It’s a Mystery: The Widow’s House, by Carol Goodman

The Widow's House

My rating: 4 of 5 stars

Books about books are always fun to read, and this one features three different writers, each working on their own novels. Thirty-something couple Clare and Jess leave behind their trendy loft in Brooklyn to relocate to the Hudson River Valley. Though Jess published a respectable debut novel, ten years later he hasn’t managed to complete a second. Clare would like to get back into writing, and they’re counting on this move to revitalize them professionally and as a couple. They find themselves taking on residence as caretakers at the River Road estate of a famed author who taught some classes while they were in college.
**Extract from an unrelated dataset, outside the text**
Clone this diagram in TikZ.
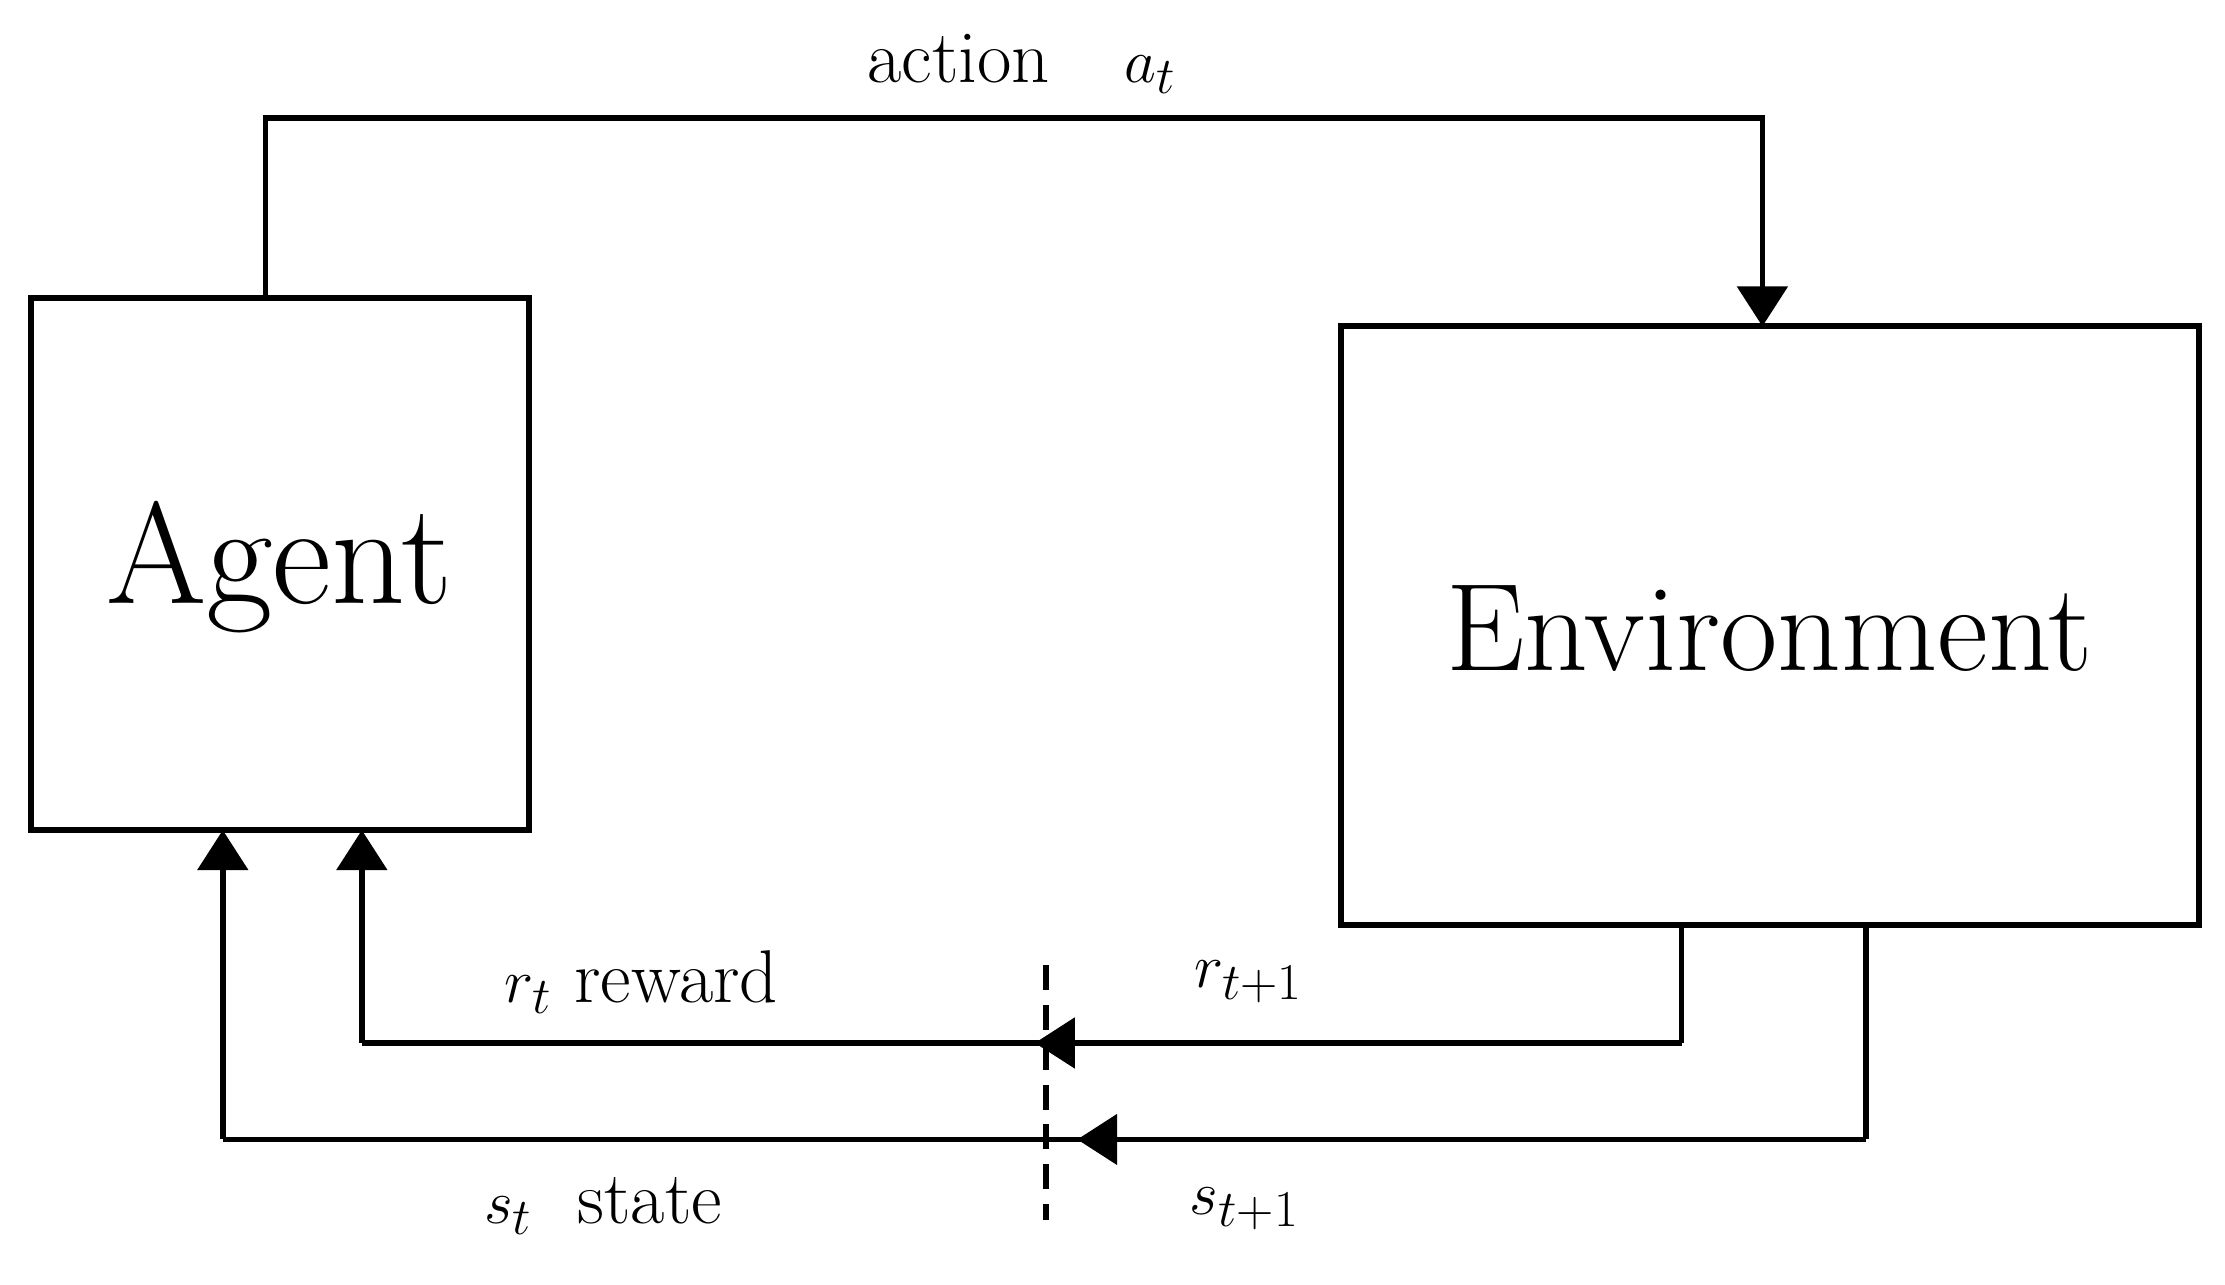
\documentclass[tikz,border=0pt]{standalone}
\usetikzlibrary{arrows.meta,decorations.markings}
\begin{document}
\begin{tikzpicture}[x=0.02cm,y=-0.02cm,
  box/.style={draw,line width=2.4pt,inner sep=0pt},
  conn/.style={line width=2.2pt},
  tip/.style={-{Triangle[length=16pt,width=20pt]}},
  midtip/.style={postaction={decorate},decoration={markings,mark=at position #1 with {\arrow{Triangle[length=16pt,width=20pt]}}}},
  lab/.style={font=\fontsize{30}{34}\selectfont}]
\useasboundingbox (0,0) rectangle (1568,905);
\node[box,minimum width=351*0.02cm,minimum height=375*0.02cm] (agent) at (197.5,397.5) {};
\node[font=\fontsize{58}{60}\selectfont] (agentt) at (197,400) {Agent};
\node[box,minimum width=605*0.02cm,minimum height=422*0.02cm] (env) at (1247.5,441) {};
\node[font=\fontsize{50}{52}\selectfont] (envt) at (1247,443) {Environment};
\coordinate (a1) at (187,210);
\coordinate (a2) at (187,83);
\coordinate (a3) at (1242,83);
\coordinate (a4) at (1242,230);
\draw[conn,tip] (a1) -- (a2) -- (a3) -- (a4);
\node[lab] (act) at (720,45) {action\quad $a_t$};
\coordinate (r1) at (1185,652);
\coordinate (r2) at (1185,735);
\coordinate (r3) at (255,735);
\coordinate (r4) at (255,585);
\draw[conn] (r1) -- (r2);
\draw[conn,midtip=0.49] (r2) -- (r3);
\draw[conn,tip] (r3) -- (r4);
\coordinate (s1) at (1315,652);
\coordinate (s2) at (1315,803);
\coordinate (s3) at (157,803);
\coordinate (s4) at (157,585);
\draw[conn] (s1) -- (s2);
\draw[conn,midtip=0.48] (s2) -- (s3);
\draw[conn,tip] (s3) -- (s4);
\coordinate (d1) at (737,680);
\coordinate (d2) at (737,860);
\draw[line width=2.2pt,dash pattern=on 10pt off 6pt] (d1) -- (d2);
\node[lab] (rl) at (452,692) {$r_t$ reward};
\node[lab] (rn) at (880,692) {$r_{t+1}$};
\node[lab] (sl) at (425,850) {$s_t$\ \ state};
\node[lab] (sn) at (877,852) {$s_{t+1}$};
\end{tikzpicture}
\end{document}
It’s a happy reunion, and for a short while things go well, but from the get-go, Clare, who has always been sensitive to the paranormal, begins seeing apparitions of one of the mansion’s previous employees. Her husband encourages Clare to channel her experiences into a novel, telling her to use her imagination or her imagination will use her.

All of the Goodman books that I’ve read and enjoyed involve women academics, writing, water, and the paranormal, but no two have been alike. The Widow’s House is an amalgam of the gothic, the mystery, and the supernatural, and the story depends equally upon each of those elements. The weather and the river mists add to the ambience of the bucolic setting, as do the local history and folklore that are so prevalent in the region to this day (where the Headless Horseman and Rip van Winkle got started!) The tension builds incrementally as strange things keep occurring, and grows so strong that Clare doesn’t know whom to trust or what to believe. The same can been said for the reader, at least those who enjoy a well crafted ghost story.